Bass is embarking on those enormous tasks after defeating real estate magnate Rick Caruso, CNN projects, in a race in which he spent more than $104 million — outspending his opponent by more than 11-to-1.

She put together a winning coalition of voters by building on the two constituencies that have powered her earlier wins in her Los Angeles-area congressional district — Black voters and White progressives from the city’s west side — and expanding on that base as she promised to bring together LA’s diverse communities, while dismissing Caruso’s broadsides against longtime politicians who he said had failed to solve the city’s most pressing problems.

Caruso, a former Republican-turned-independent who became a Democrat before announcing his run in an overwhelmingly Democratic city, had hoped to increase turnout among independents, moderates and Latinos — putting more than $10 million into Spanish-language media to drive his message that an outsider would be best suited to tackle voters’ concerns about crime, homelessness and corruption at City Hall. Tens of thousands of ballots are still being counted in Los Angeles County, but Bass was able to build an insurmountable lead — in part by deploying an army of volunteers to knock on doors across the city.
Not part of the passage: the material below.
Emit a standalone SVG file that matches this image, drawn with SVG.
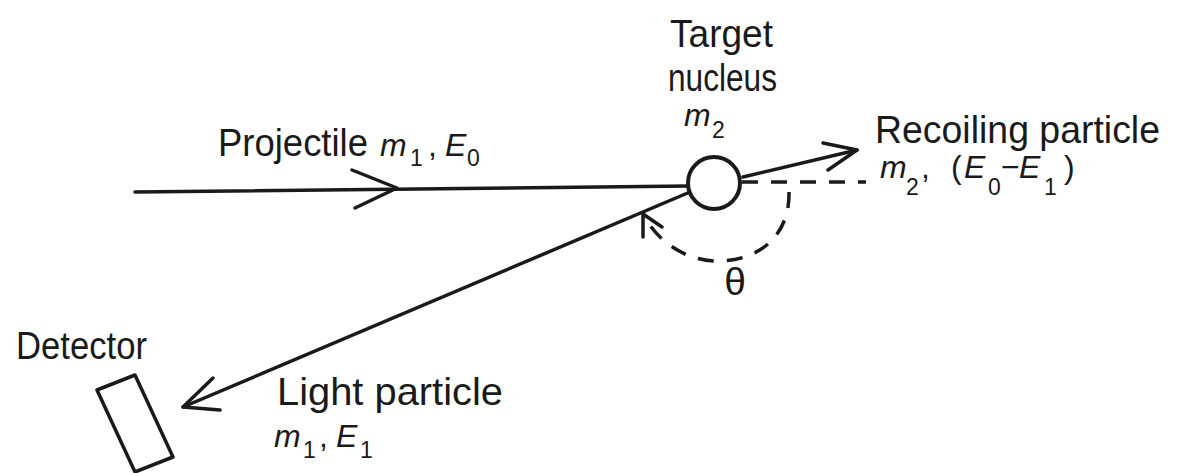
<svg xmlns="http://www.w3.org/2000/svg" width="1180" height="473" viewBox="0 0 1180 473">
<style>
.t{font-family:"Liberation Sans",Arial,sans-serif;font-size:39px;fill:#1a1a1a}
.m{font-family:"Liberation Sans",Arial,sans-serif;font-size:32px;font-style:italic;fill:#1a1a1a}
.s{font-family:"Liberation Sans",Arial,sans-serif;font-size:23px;font-style:normal;fill:#1a1a1a}
.ln{stroke:#1a1a1a;stroke-width:3.5;fill:none;stroke-linecap:round;stroke-linejoin:round}
.dash{stroke:#1a1a1a;stroke-width:3.5;fill:none;stroke-dasharray:16 13}
</style>
<rect width="1180" height="473" fill="#ffffff"/>
<g id="connectors">
  <path class="ln" d="M135 192 L688 186"/>
  <path class="ln" d="M352 170 L397 188 L355 208"/>
  <path class="ln" d="M690 192 L183 407"/>
  <path class="ln" d="M213 378 L183 407 L220 410"/>
  <path class="ln" d="M743 177 L857 150"/>
  <path class="ln" d="M823 143 L857 150 L828 170"/>
  <path class="dash" d="M742 182 L866 182"/>
  <path class="dash" d="M789 192 C790 235 760 260 720 261 C690 262 660 245 644 216"/>
  <path class="ln" d="M662 227 L643 214 L643 237"/>
</g>
<g id="target">
  <circle cx="714" cy="183" r="26" fill="#ffffff" stroke="#1a1a1a" stroke-width="4"/>
  <text class="t" x="670" y="47" textLength="103" lengthAdjust="spacingAndGlyphs">Target</text>
  <text class="t" x="668" y="91" textLength="109" lengthAdjust="spacingAndGlyphs">nucleus</text>
  <text class="m" x="684" y="126">m<tspan class="s" x="712" y="138">2</tspan></text>
</g>
<g id="projectile">
  <text class="t" x="218" y="156" textLength="150" lengthAdjust="spacingAndGlyphs">Projectile</text>
  <text class="m" x="380" y="156">m<tspan class="s" x="410" y="166">1</tspan><tspan x="428" y="156" font-style="normal">,</tspan><tspan x="445" y="156">E</tspan><tspan class="s" x="467" y="166">0</tspan></text>
</g>
<g id="recoil">
  <text class="t" x="875" y="143" textLength="285" lengthAdjust="spacingAndGlyphs">Recoiling particle</text>
  <text class="m" x="880" y="178">m<tspan class="s" x="906" y="195">2</tspan><tspan x="921" y="178" font-style="normal">,</tspan><tspan x="951" y="178" font-style="normal">(</tspan><tspan x="964" y="178">E</tspan><tspan class="s" x="988" y="195">0</tspan><tspan x="1001" y="178" font-style="normal">−</tspan><tspan x="1019" y="178">E</tspan><tspan class="s" x="1044" y="195">1</tspan><tspan x="1064" y="178" font-style="normal">)</tspan></text>
</g>
<g id="angle">
  <text class="t" x="735" y="295" text-anchor="middle" font-size="32">θ</text>
</g>
<g id="detector">
  <polygon points="97,390 135,375 173,457 135,472" fill="#ffffff" stroke="#1a1a1a" stroke-width="3.5" stroke-linejoin="round"/>
  <text class="t" x="16" y="359" textLength="131" lengthAdjust="spacingAndGlyphs">Detector</text>
</g>
<g id="light">
  <text class="t" x="277" y="405" textLength="226" lengthAdjust="spacingAndGlyphs">Light particle</text>
  <text class="m" x="274" y="447">m<tspan class="s" x="303" y="458">1</tspan><tspan x="319" y="447" font-style="normal">,</tspan><tspan x="336" y="447">E</tspan><tspan class="s" x="360" y="458">1</tspan></text>
</g>
</svg>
Bass, who will succeed term-limited Mayor Eric Garcetti, will take charge of the city’s government at a moment of upheaval at City Hall. A recently leaked audio recording revealed several city councilmembers making openly racist remarks behind closed doors in a 2021 meeting in which they discussed their frustration with maps proposed by the city’s redistricting commission.

The leaked audio, which was posted anonymously on Reddit and obtained by the Los Angeles Times, burst into public view in early October after the newspaper detailed the racist remarks in an October 9 story — sparking widespread calls for the councilmembers involved to resign. The audio was from a year-old conversation between then-City Council President Nury Martinez, Councilmembers Gil Cedillo and Kevin de León and then-Los Angeles County Federation of Labor President Ron Herrera.
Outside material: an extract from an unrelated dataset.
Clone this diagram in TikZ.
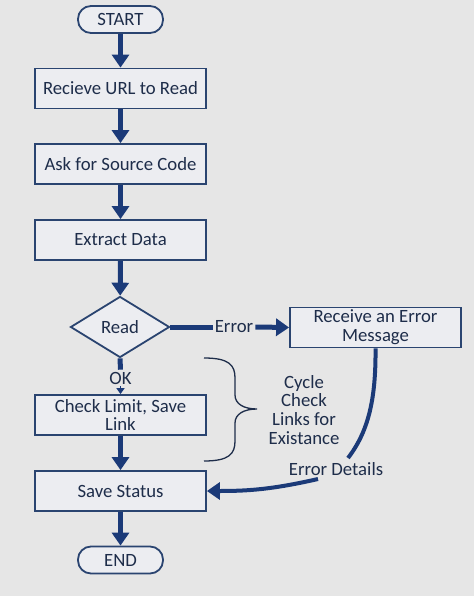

In an October 10 tweet, Bass said that Los Angeles “must move in a new direction and that is not possible unless the four individuals caught on that tape resign from their offices immediately.” (Bass, who had been endorsed by Martinez, was criticized for not calling for their resignations immediately after the details emerged in the October 9 LA Times story). Martinez at first stepped down as Council president. Ultimately, she and Herrera both resigned. Cedillo and de León apologized for their roles in the conversation but resisted calls to step down.

“I will not accept corruption or cronyism,” Bass said on Thursday.
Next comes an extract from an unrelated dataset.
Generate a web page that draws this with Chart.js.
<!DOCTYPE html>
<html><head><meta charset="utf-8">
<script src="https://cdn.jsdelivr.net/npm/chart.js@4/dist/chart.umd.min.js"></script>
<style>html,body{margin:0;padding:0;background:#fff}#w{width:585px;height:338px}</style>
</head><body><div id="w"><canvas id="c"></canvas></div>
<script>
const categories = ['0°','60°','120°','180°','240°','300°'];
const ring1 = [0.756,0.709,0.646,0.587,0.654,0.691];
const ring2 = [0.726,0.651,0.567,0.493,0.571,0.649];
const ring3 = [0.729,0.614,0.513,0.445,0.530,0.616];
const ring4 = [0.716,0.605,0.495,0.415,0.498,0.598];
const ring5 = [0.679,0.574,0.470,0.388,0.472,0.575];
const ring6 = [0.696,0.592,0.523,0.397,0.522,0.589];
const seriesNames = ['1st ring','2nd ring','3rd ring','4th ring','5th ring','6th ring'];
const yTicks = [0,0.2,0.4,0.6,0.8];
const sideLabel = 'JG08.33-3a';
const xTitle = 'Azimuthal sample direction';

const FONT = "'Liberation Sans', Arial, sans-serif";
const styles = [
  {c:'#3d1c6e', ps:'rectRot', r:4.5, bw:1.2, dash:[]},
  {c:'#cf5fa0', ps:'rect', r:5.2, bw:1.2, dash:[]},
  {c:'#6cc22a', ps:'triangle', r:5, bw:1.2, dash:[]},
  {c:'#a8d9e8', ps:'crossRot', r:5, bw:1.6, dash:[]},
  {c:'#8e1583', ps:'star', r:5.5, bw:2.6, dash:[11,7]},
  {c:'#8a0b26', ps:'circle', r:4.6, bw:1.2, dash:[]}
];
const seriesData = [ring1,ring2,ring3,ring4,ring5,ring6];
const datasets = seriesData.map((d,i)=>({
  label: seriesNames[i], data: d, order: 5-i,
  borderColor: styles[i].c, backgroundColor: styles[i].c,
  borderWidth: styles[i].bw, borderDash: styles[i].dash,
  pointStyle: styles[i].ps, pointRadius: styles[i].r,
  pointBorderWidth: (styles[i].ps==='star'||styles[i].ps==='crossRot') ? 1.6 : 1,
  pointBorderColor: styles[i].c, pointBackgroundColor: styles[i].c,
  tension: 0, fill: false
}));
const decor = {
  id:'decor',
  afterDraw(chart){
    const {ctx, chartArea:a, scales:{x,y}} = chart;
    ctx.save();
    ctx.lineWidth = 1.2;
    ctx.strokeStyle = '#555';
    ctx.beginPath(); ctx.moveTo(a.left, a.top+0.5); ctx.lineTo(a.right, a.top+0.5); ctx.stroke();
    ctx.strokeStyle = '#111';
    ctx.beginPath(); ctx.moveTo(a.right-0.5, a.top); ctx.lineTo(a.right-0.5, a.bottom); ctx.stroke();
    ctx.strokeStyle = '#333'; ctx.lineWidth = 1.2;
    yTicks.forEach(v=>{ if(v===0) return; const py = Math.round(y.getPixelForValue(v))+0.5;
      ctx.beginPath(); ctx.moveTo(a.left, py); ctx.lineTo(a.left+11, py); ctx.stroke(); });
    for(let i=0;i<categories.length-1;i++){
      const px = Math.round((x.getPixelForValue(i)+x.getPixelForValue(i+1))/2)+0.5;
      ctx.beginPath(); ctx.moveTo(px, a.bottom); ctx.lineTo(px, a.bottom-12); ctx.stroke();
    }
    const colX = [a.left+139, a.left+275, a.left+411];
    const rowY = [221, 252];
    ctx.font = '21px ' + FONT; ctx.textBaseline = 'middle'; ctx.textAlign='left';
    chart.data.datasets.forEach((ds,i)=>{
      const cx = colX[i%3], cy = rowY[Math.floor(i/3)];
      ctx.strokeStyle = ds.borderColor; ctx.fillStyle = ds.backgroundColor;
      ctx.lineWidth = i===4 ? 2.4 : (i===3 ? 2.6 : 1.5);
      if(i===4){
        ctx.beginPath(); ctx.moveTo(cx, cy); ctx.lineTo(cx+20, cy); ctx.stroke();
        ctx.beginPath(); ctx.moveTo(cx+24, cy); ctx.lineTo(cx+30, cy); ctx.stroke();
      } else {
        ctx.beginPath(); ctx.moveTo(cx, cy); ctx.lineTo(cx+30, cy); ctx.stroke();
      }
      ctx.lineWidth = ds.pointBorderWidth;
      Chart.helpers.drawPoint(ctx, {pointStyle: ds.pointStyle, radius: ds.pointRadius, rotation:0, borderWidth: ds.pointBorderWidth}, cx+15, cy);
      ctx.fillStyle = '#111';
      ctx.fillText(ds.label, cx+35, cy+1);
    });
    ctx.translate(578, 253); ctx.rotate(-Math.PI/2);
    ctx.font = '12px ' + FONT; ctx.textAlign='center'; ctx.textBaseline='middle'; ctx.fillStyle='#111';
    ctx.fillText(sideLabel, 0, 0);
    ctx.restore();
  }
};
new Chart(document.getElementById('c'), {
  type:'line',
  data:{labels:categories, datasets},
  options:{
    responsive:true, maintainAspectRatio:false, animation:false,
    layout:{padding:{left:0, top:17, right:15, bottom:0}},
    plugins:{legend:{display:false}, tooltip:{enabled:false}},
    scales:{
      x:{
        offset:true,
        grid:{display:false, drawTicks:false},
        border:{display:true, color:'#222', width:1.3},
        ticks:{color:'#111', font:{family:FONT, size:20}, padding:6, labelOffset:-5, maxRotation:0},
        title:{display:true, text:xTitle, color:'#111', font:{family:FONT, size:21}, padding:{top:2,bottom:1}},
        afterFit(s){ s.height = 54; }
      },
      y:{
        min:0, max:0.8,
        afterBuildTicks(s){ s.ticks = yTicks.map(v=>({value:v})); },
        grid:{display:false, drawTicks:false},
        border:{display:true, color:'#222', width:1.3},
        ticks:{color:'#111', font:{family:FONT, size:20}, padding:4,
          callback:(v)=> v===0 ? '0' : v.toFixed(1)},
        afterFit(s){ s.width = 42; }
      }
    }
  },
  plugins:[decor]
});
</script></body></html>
Bass will assume the new office on December 12 — a notably quick transition. When she takes office, the four largest cities in the US will all have Black mayors — that includes Eric Adams of New York City, Lori Lightfoot of Chicago and Sylvester Turner of Houston.

Bass noted Thursday that one of her first acts as mayor will be to declare a state of emergency on homelessness and to identify “very specific areas where we will get people housed.”

Both Bass and Caruso had said they would declare a state of emergency on homelessness — though critics have said it will largely be a symbolic move.

Speaking with CNN’s Wolf Blitzer on “The Situation Room” later Thursday, Bass said that “it’s absolutely not a symbolic gesture.”

“We have a lot of bureaucratic red tape that needs to be eliminated, and that’s the basis of calling a state of emergency so I can have the power, not to eliminate all of the red tape, but specifically to address some burdens — some hurdles that people have to go through in order to build,” she said.

Bass said in her Thursday speech that she would outline her plans in more detail when she assumes office in December.

The six-term congresswoman had emphasized the depth of her policy experience in her campaign after winning accolades from colleagues on both sides of the aisle for her work on areas such as criminal justice and prison reform, foster care and child welfare. She began her career as a physician assistant in the emergency room in Los Angeles County, and later sought to bring together Black and Latino community organizers in South LA in the early 1990s to address the root causes of crime and the crack epidemic through the nonprofit she co-founded, Community Coalition.

In 2004, she was elected to the California state Assembly, where she made history some four years later as the first Black woman to serve as speaker of a state. Following the 2008 financial crisis, her work with other state legislative leaders to make tough budget decisions earned her a John F. Kennedy Profile in Courage Award in 2010.

During his presidential campaign, Joe Biden vetted Bass, the then-chair of the Congressional Black Caucus, to be his running mate in 2020 while she was leading negotiations on legislation to create greater police accountability following the police killing of George Floyd in Minneapolis.

On Thursday, she said she welcomed Caruso voters “in every aspect of my administration” and said she hoped to be able to collaborate with her former opponent as she begins her new role.

When asked whether she would still consider Caruso a friend after their fierce contest — given that he spent more than $100 million, much of it his own money, to defeat her — she said she viewed campaigns “like an athletic competition. You fight with everything that you have. But when the game is over, it’s over.”

This story has been updated with additional details.